On Wednesday, Communications and Digital Minister Fahmi Fadzil announced the Pakej Perpaduan (Unity Package) which offers cheaper prepaid data for youths, B40, People with Disabilities (OKU), senior citizens and veterans. He added that the data package offers half the price and triple the speed.
Eligible users can get 30GB of data for RM30 and it’s valid for 6 months. That’s equivalent to RM1 per GB but with six times longer validity. While the initiative is aimed at reducing the cost of living, it appears that the Pakej Perpaduan fails to hit the mark and here’s why.
The plan is slower, not 3x faster
During the announcement, it was revealed that Pakej Perpaduan is essentially an upgrade to Pakej Remaja Keluarga Malaysia which was announced by former Communications and Multimedia Minister Tan Sri Annuar Musa in September 2021. It was claimed that the new Pakej Perpaduan offers 3x higher speed with an upgrade from 1Mbps to 3Mbps.

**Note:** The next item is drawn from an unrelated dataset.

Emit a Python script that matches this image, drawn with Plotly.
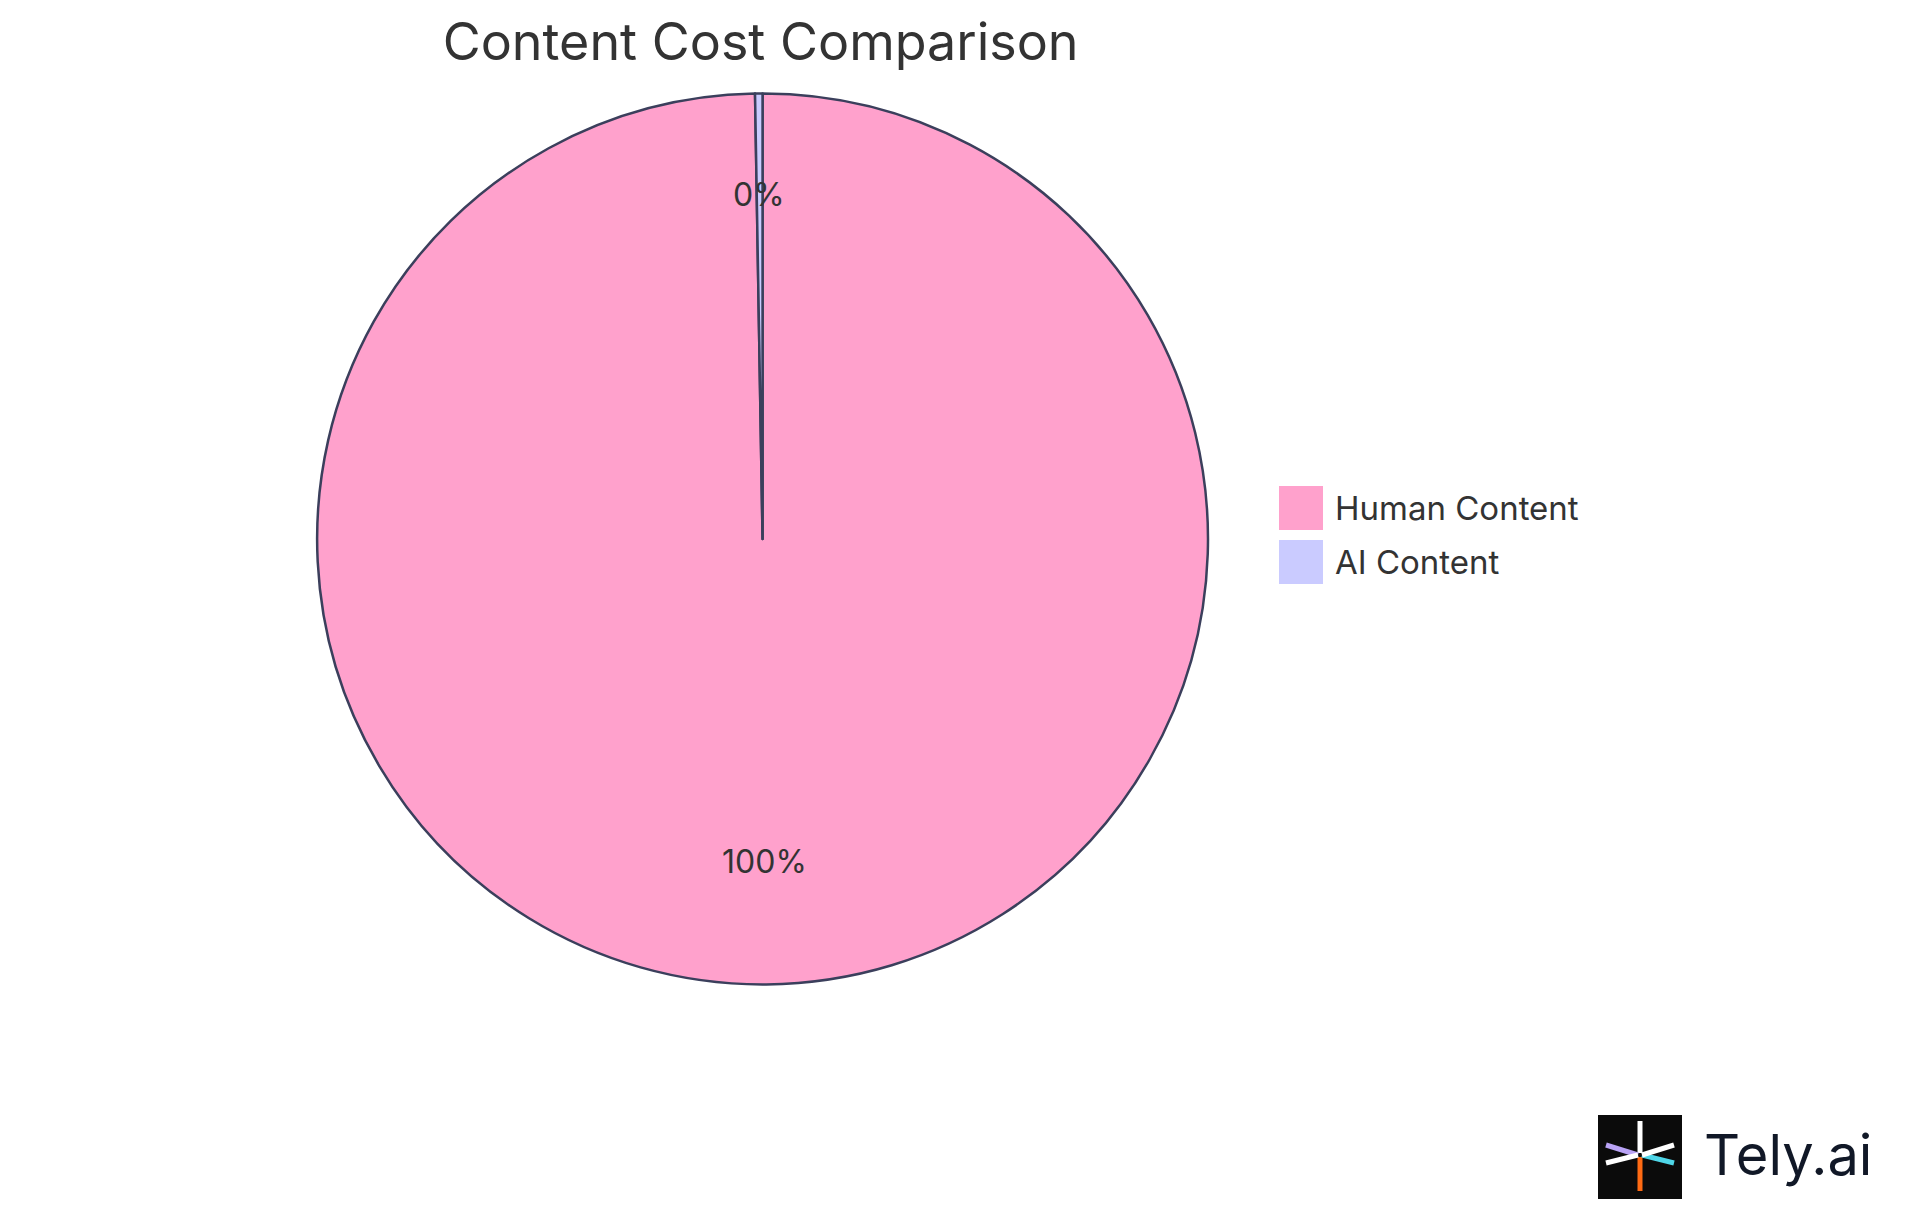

If we look back at the previous announcements, there was no mention of a 1Mbps speed cap at all. When we check the respective Pakej Remaja pages on the big four telcos’ websites, it is listed that the 20GB of data is high-speed with no speed cap or restrictions. This means users will be able to enjoy uncapped speeds subject to the network conditions.
Since Pakej Perpaduan now has a 3Mbps speed cap, the new plan is definitely slower and not faster.
Average users would definitely use more than 5GB per month
Looking at the plan, this is great for casual and light users. With 30GB of data valid for 6 months, that’s an average of 5GB per month for RM5/month. No doubt that the effective monthly commitment is 50% lower than Pakej Remaja but the reality is how many could survive with just 5GB per month?
If we are looking at youths and the B40 segment, most of them rely on their mobile data as their sole internet connectivity. We are talking about users without fixed broadband, and they would use their mobile data both on the go and at home. It’s no wonder Malaysia is one of the highest mobile data users in the world.
According to Opensignal, Malaysia recorded the highest data growth among 5 SEA countries between 2020 to 2021. Most recently, Celcom said its average monthly data consumption per user has increased from 14.9GB in Q1 2020 to 26.2GB in Q3 2022. That’s partly the reason why “unlimited” prepaid plans have gotten so popular these days, especially with the rise of video-based social media platforms such as TikTok. We do know that some users could use more than 300GB per month and that’s one of the reasons why telcos are tightening their FUP for mobile data.
If the core focus is to reduce cost, why not offer 30GB with uncapped speeds for RM15/month instead? After all, most telcos are offering 1GB of data for RM1 or less these days.
The focus should be on improving accessibility to fibre broadband
Reducing prices isn’t sustainable in the long run. What’s the point of having a cheap plan if consumers can’t get decent speeds or access to quality coverage? The government should be looking at improving the overall internet experience and one area that it needs to look at is increasing the adoption of fibre broadband.
According to the last JENDELA report, Malaysia has achieved 7.44 million premises passed by fibre, which is 50% more than before JENDELA was started in August 2020. However, the number of premises passed doesn’t mean these premises or homes are directly connected to fibre.
TM which is the biggest fibre broadband player currently has 2.98 million fixed broadband subscribers as of Q3 2022, and that’s less than half of the total fibre premises passed. We all know that fibre broadband provides significantly better and more reliable internet with compared to mobile data, but why aren’t more people jumping on board?
Could it be most users are staying in rented homes and finding it hard to commit to a 24-month contract? Could it be due to ridiculous termination fees which are just too expensive for B40 folks?
Back in 2021, we reported that several fibre broadband providers have changed their terms and users are forced to pay the entire remaining months of their subscription in full if they were to terminate early. When we asked MCMC about this ridiculous practice, they said consumers are responsible for accepting the T&C. The government should look into these unethical terms and penalties if we want more people to switch to fibre.
Getting fibre broadband might be a costly affair for B40 familes and the government could look into getting providers to introduce a lower no-frills plan with a shorter contract period. One suggestion is a budget RM50-80 monthly unlimited fibre plan with 20Mbps speeds. For greater value, it could be bundled with an unlimited mobile data package similar to Webe’s old Nex.Life offering. The plan came with a shorter 12-month contract and users will get unlimited 30Mbps fibre broadband plus a SIM with unlimited 4G data for RM100/month.
We hope that Fahmi will consider these pointers for his upcoming good news for fixed broadband users.